Set problem: Give all the lines below again, exactly, with no pictures.
━━━━━━━━━━━━━━━━
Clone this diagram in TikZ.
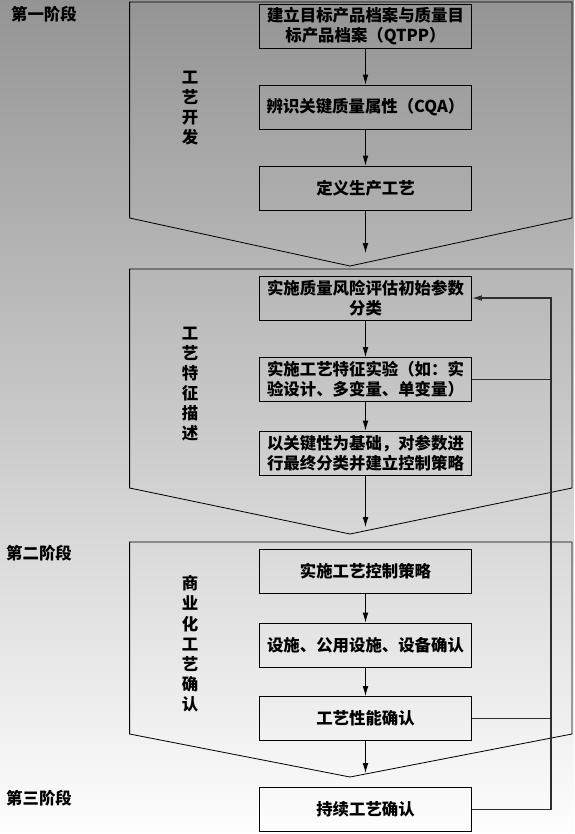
\documentclass[tikz,border=0pt]{standalone}
\usepackage{fontspec}
\setmainfont{Noto Sans CJK SC}
\usepackage{tikz}
\usetikzlibrary{arrows.meta,positioning,calc}
\definecolor{bgtop}{RGB}{148,148,148}
\definecolor{bgmid}{RGB}{232,232,232}
\definecolor{bgbot}{RGB}{254,254,254}
\definecolor{loopline}{RGB}{45,45,45}

\begin{document}
\begin{tikzpicture}[x=0.03cm,y=-0.03cm,
    stepbox/.style={draw,line width=0.7pt,minimum width=6.36cm,minimum height=1.32cm,
      inner sep=1pt,align=center,font=\fontsize{14}{17}\selectfont\bfseries},
    phase/.style={align=center,font=\fontsize{14}{17.2}\selectfont\bfseries},
    stage/.style={font=\fontsize{14}{17}\selectfont\bfseries},
    flow/.style={line width=0.7pt,-{Latex[length=3mm,width=1.7mm]}}]
    \shade[top color=bgtop,middle color=bgmid,bottom color=bgbot] (0,0) rectangle (574,834);
    \useasboundingbox (0,0) rectangle (574,834);
    % the three pentagon panels
    \foreach \t/\b/\p in {2/218/266, 269/488/534, 542/734/777}
      \draw[line width=0.7pt] (129.6,\t) -- (572,\t) -- (572,\b) -- (350,\p) -- (129.6,\b) -- cycle;
    % stage names
    \node[stage] (stage1) at (44,14) {第一阶段};
    \node[stage] (stage2) at (39,553) {第二阶段};
    \node[stage] (stage3) at (39,798) {第三阶段};
    \node[phase] (dev) at (190,108) {工\\艺\\开\\发};
    \node[phase] (char) at (190,384) {工\\艺\\特\\征\\描\\述};
    \node[phase] (comm) at (190,644) {商\\业\\化\\工\\艺\\确\\认};
    % boxes
    \node[stepbox] (qtpp) at (365.5,26) {建立目标产品档案与质量目\\标产品档案（QTPP）};
    \node[stepbox] (cqa) at (365.5,107) {辨识关键质量属性（CQA）};
    \node[stepbox] (defproc) at (365.5,188) {定义生产工艺};
    \node[stepbox] (riskcls) at (365.5,298) {实施质量风险评估初始参数\\分类};
    \node[stepbox] (charexp) at (365.5,379.5) {实施工艺特征实验（如：实\\验设计、多变量、单变量）};
    \node[stepbox] (finalcls) at (365.5,453) {以关键性为基础，对参数进\\行最终分类并建立控制策略};
    \node[stepbox] (ctrlstr) at (365.5,571) {实施工艺控制策略};
    \node[stepbox] (facq) at (365.5,645) {设施、公用设施、设备确认};
    \node[stepbox] (ppq) at (365.5,718.5) {工艺性能确认};
    \node[stepbox] (cpv) at (365.5,809.5) {持续工艺确认};
    \coordinate (end1) at (365.5,253);
    \coordinate (end2) at (365.5,527);
    \coordinate (end3) at (365.5,773);
    \coordinate (fb) at (551,809.5);
    \foreach \a/\b in {qtpp/cqa, cqa/defproc, riskcls/charexp, charexp/finalcls, ctrlstr/facq, facq/ppq}
      \draw[flow] (\a) -- (\b);
    \draw[flow] (defproc) -- (end1);
    \draw[flow] (finalcls) -- (end2);
    \draw[flow] (ppq) -- (end3);
    % feedback loop
    \draw[flow,loopline,line width=0.9pt] (cpv.east) -- (fb) |- (riskcls.east);
    \draw[loopline,line width=0.9pt] (charexp.east) -- (charexp.east -| fb);
    \draw[loopline,line width=0.9pt] (ppq.east) -- (ppq.east -| fb);
\end{tikzpicture}
\end{document}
━━━━━━━━━━━━━━━━
The solution:
Clone this diagram in TikZ.
\documentclass[tikz,border=0pt]{standalone}
\usepackage{fontspec}
\setmainfont{Noto Sans CJK SC}
\usepackage{tikz}
\usetikzlibrary{arrows.meta,positioning,calc}
\definecolor{bgtop}{RGB}{148,148,148}
\definecolor{bgmid}{RGB}{232,232,232}
\definecolor{bgbot}{RGB}{254,254,254}
\definecolor{loopline}{RGB}{45,45,45}

\begin{document}
\begin{tikzpicture}[x=0.03cm,y=-0.03cm,
    stepbox/.style={draw,line width=0.7pt,minimum width=6.36cm,minimum height=1.32cm,
      inner sep=1pt,align=center,font=\fontsize{14}{17}\selectfont\bfseries},
    phase/.style={align=center,font=\fontsize{14}{17.2}\selectfont\bfseries},
    stage/.style={font=\fontsize{14}{17}\selectfont\bfseries},
    flow/.style={line width=0.7pt,-{Latex[length=3mm,width=1.7mm]}}]
    \shade[top color=bgtop,middle color=bgmid,bottom color=bgbot] (0,0) rectangle (574,834);
    \useasboundingbox (0,0) rectangle (574,834);
    % the three pentagon panels
    \foreach \t/\b/\p in {2/218/266, 269/488/534, 542/734/777}
      \draw[line width=0.7pt] (129.6,\t) -- (572,\t) -- (572,\b) -- (350,\p) -- (129.6,\b) -- cycle;
    % stage names
    \node[stage] (stage1) at (44,14) {第一阶段};
    \node[stage] (stage2) at (39,553) {第二阶段};
    \node[stage] (stage3) at (39,798) {第三阶段};
    \node[phase] (dev) at (190,108) {工\\艺\\开\\发};
    \node[phase] (char) at (190,384) {工\\艺\\特\\征\\描\\述};
    \node[phase] (comm) at (190,644) {商\\业\\化\\工\\艺\\确\\认};
    % boxes
    \node[stepbox] (qtpp) at (365.5,26) {建立目标产品档案与质量目\\标产品档案（QTPP）};
    \node[stepbox] (cqa) at (365.5,107) {辨识关键质量属性（CQA）};
    \node[stepbox] (defproc) at (365.5,188) {定义生产工艺};
    \node[stepbox] (riskcls) at (365.5,298) {实施质量风险评估初始参数\\分类};
    \node[stepbox] (charexp) at (365.5,379.5) {实施工艺特征实验（如：实\\验设计、多变量、单变量）};
    \node[stepbox] (finalcls) at (365.5,453) {以关键性为基础，对参数进\\行最终分类并建立控制策略};
    \node[stepbox] (ctrlstr) at (365.5,571) {实施工艺控制策略};
    \node[stepbox] (facq) at (365.5,645) {设施、公用设施、设备确认};
    \node[stepbox] (ppq) at (365.5,718.5) {工艺性能确认};
    \node[stepbox] (cpv) at (365.5,809.5) {持续工艺确认};
    \coordinate (end1) at (365.5,253);
    \coordinate (end2) at (365.5,527);
    \coordinate (end3) at (365.5,773);
    \coordinate (fb) at (551,809.5);
    \foreach \a/\b in {qtpp/cqa, cqa/defproc, riskcls/charexp, charexp/finalcls, ctrlstr/facq, facq/ppq}
      \draw[flow] (\a) -- (\b);
    \draw[flow] (defproc) -- (end1);
    \draw[flow] (finalcls) -- (end2);
    \draw[flow] (ppq) -- (end3);
    % feedback loop
    \draw[flow,loopline,line width=0.9pt] (cpv.east) -- (fb) |- (riskcls.east);
    \draw[loopline,line width=0.9pt] (charexp.east) -- (charexp.east -| fb);
    \draw[loopline,line width=0.9pt] (ppq.east) -- (ppq.east -| fb);
\end{tikzpicture}
\end{document}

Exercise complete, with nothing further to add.